The Skill of Staying

By Siddheshwar • 25.Jan.2026

We live in an age of infinite opportunity. New tools emerge weekly. New platforms launch monthly. New career paths appear quarterly. The message is clear: keep moving, keep learning, keep switching.

But what if the real opportunity isn't in the next thing, but in staying with the current thing?

The Opportunity Overload

Designers almost switched from Figma to newer tools multiple times last year. Each time, the new tools promised better performance, cooler features, faster workflows. But those who stayed with Figma now know shortcuts and workflows that make them twice as fast as when they started.

The temptation to switch is constant. Maybe this new tool will make me more productive. Maybe this new platform will bring better clients. Maybe this new skill will future-proof my career.

But every switch has a cost. Every change means starting over, building new expertise, losing momentum.

The Switching Addiction

Switching feels productive. It feels like progress. You're learning something new, staying current, adapting to change.

But often, switching is just avoiding the hard work of mastery. It's easier to start something new than to become truly excellent at something existing.

Mastery is boring. It's doing the same thing repeatedly, getting slightly better each time. It's pushing through plateaus where progress feels nonexistent. It's staying when everyone else has moved on.
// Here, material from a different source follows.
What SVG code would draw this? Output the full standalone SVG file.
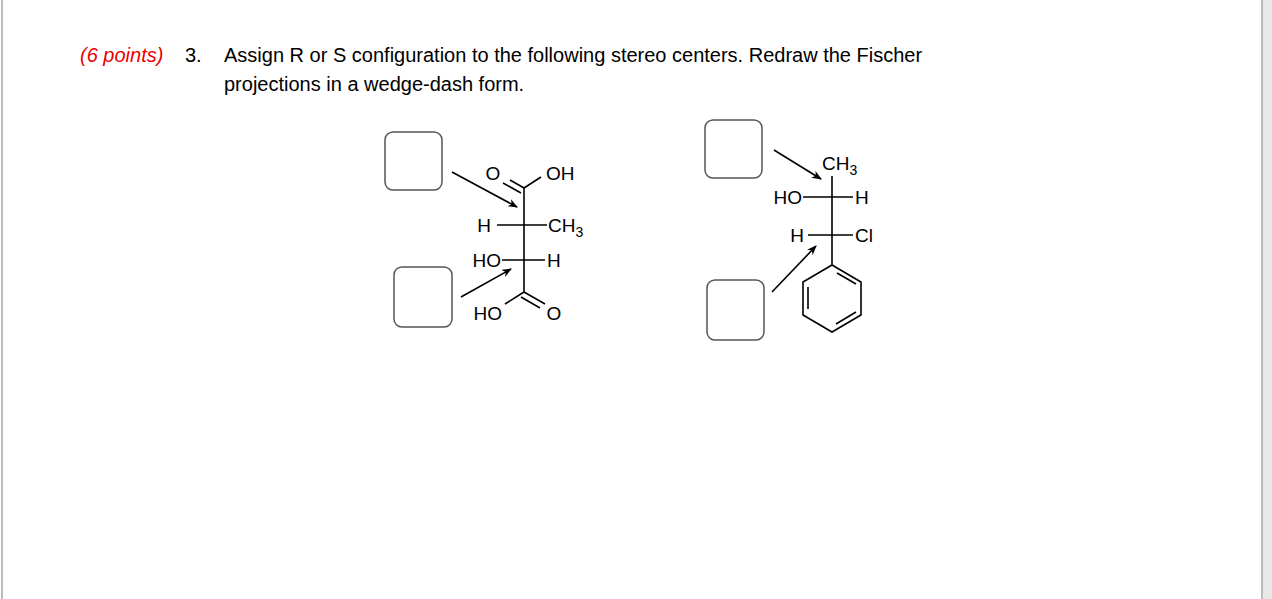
<svg xmlns="http://www.w3.org/2000/svg" width="1272" height="599" viewBox="0 0 1272 599">
<defs><marker id="ah" markerWidth="10" markerHeight="8" refX="9" refY="4" orient="auto" markerUnits="userSpaceOnUse"><path d="M0,0 L10,4 L0,8 L3,4 Z" fill="#000"/></marker>
<style>
.t{font-family:"Liberation Sans",Arial,sans-serif;font-size:20px;fill:#000}
.c{font-family:"Liberation Sans",Arial,sans-serif;font-size:19px;fill:#000}
.b{fill:#fff;stroke:#555;stroke-width:1.5}
.l{stroke:#000;stroke-width:1.6;fill:none}
</style></defs>
<rect width="1272" height="599" fill="#fff"/>
<line x1="2" y1="0" x2="2" y2="599" stroke="#bbb" stroke-width="2"/>
<rect x="1262" y="0" width="10" height="599" fill="#e8e8e8"/>
<line x1="1262" y1="0" x2="1262" y2="599" stroke="#bbb" stroke-width="2"/>
<text x="80" y="62" class="t" style="fill:#e00;font-style:italic">(6 points)</text>
<text x="185" y="62" class="t">3.</text>
<text x="224" y="62" class="t">Assign R or S configuration to the following stereo centers. Redraw the Fischer</text>
<text x="224" y="91" class="t">projections in a wedge-dash form.</text>
<g id="box1"><rect class="b" x="385" y="132" width="57" height="58" rx="8"/></g>
<g id="box2"><rect class="b" x="394" y="267" width="58" height="60" rx="8"/></g>
<g id="box3"><rect class="b" x="705" y="120" width="57" height="58" rx="8"/></g>
<g id="box4"><rect class="b" x="707" y="280" width="57" height="60" rx="8"/></g>
<g id="mol1">
<path class="l" d="M524,188 V292 M497,225 H547 M502,260 H545 M524,188 L510,180 M521,193 L503,183 M524,188 L541,177 M524,292 L505,304 M524,292 L545,304 M521,297 L540,308"/>
<text class="c" x="493" y="180" text-anchor="middle">O</text>
<text class="c" x="546" y="180">OH</text>
<text class="c" x="484" y="232" text-anchor="middle">H</text>
<text class="c" x="548" y="232">CH<tspan font-size="14" dy="5">3</tspan></text>
<text class="c" x="501" y="267" text-anchor="end">HO</text>
<text class="c" x="547" y="267">H</text>
<text class="c" x="502" y="320" text-anchor="end">HO</text>
<text class="c" x="554" y="320" text-anchor="middle">O</text>
</g>
<g id="mol2">
<path class="l" d="M832,176 V265 M803,197 H853 M808,235 H853 M832,265 L861,282 L861,315 L832,332 L803,315 L803,282 Z M837,273 L856,284 M856,312 L836,324 M808,309 L808,287"/>
<text class="c" x="822" y="170">CH<tspan font-size="14" dy="5">3</tspan></text>
<text class="c" x="802" y="204" text-anchor="end">HO</text>
<text class="c" x="855" y="204">H</text>
<text class="c" x="797" y="242" text-anchor="middle">H</text>
<text class="c" x="855" y="242">Cl</text>
</g>
<g id="connectors">
<line class="l" x1="452" y1="172" x2="517" y2="207" marker-end="url(#ah)"/>
<line class="l" x1="461" y1="297" x2="511" y2="269" marker-end="url(#ah)"/>
<line class="l" x1="774" y1="150" x2="821" y2="179" marker-end="url(#ah)"/>
<line class="l" x1="772" y1="292" x2="816" y2="246" marker-end="url(#ah)"/>
</g>
</svg>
Switching is exciting. There's the initial learning curve, the rapid improvement, the novelty of new approaches. But it's a sugar rush. The energy fades, and you're left with another skill you haven't mastered.

The Compound Effect of Staying

When you stay with something long enough, something magical happens. Knowledge compounds. Experience deepens. Intuition develops.

The first year with a tool, you're learning the basics. The second year, you're becoming proficient. The third year, you're developing mastery. The fifth year, you're seeing possibilities others miss.

Most people never reach this stage. They switch after year one or two, chasing the next new thing. They miss the compound effect that creates true expertise.

The Rareness of Persistence

In a world of constant switching, persistence has become rare. And rare things are valuable.

When you stay with something for years, you become the go-to person. You develop insights that newcomers can't match. You build a reputation that can't be quickly replicated.

Employers and clients notice this. They're tired of hiring people who jump between trends. They want people who can commit, who can go deep, who can provide lasting value.

The Staying Mindset

Staying isn't about being resistant to change. It's about being intentional about what you commit to.

The staying mindset means:

  • Choosing your tools and platforms carefully
  • Committing to mastery before considering alternatives
  • Pushing through the boring middle stages of learning
  • Building deep expertise rather than broad superficiality
  • Recognizing when switching is avoidance versus genuine improvement

Knowing When to Switch

Of course, staying forever isn't always wise. Sometimes you need to switch. The key is knowing when.

Switch when:

  • Your current tool/platform is genuinely holding you back
  • The landscape has fundamentally changed
  • You've achieved mastery and are ready for a new challenge
  • Your goals have evolved and require different approaches

Don't switch when:

  • You're bored or frustrated with the learning plateau
  • Something new and shiny appears
  • Everyone else is switching
  • You're avoiding the hard work of mastery

The Long-Term Advantage

The people who will thrive in the coming years won't be the ones who chase every trend. They'll be the ones who develop deep expertise in a few areas.

While others are constantly starting over, they'll be building on years of accumulated knowledge. While others are learning the basics of new tools, they'll be solving complex problems with familiar ones.

This long-term advantage compounds. The gap between the switchers and the stayers widens over time.


Those new design tools that tempted everyone? Most are struggling to gain users now. Some have already shut down. Meanwhile, people who stayed with their tools are using them at levels they couldn't have imagined a year ago.

Sometimes the best move is not to move at all. In a world of constant change, staying put might be the most radical move of all.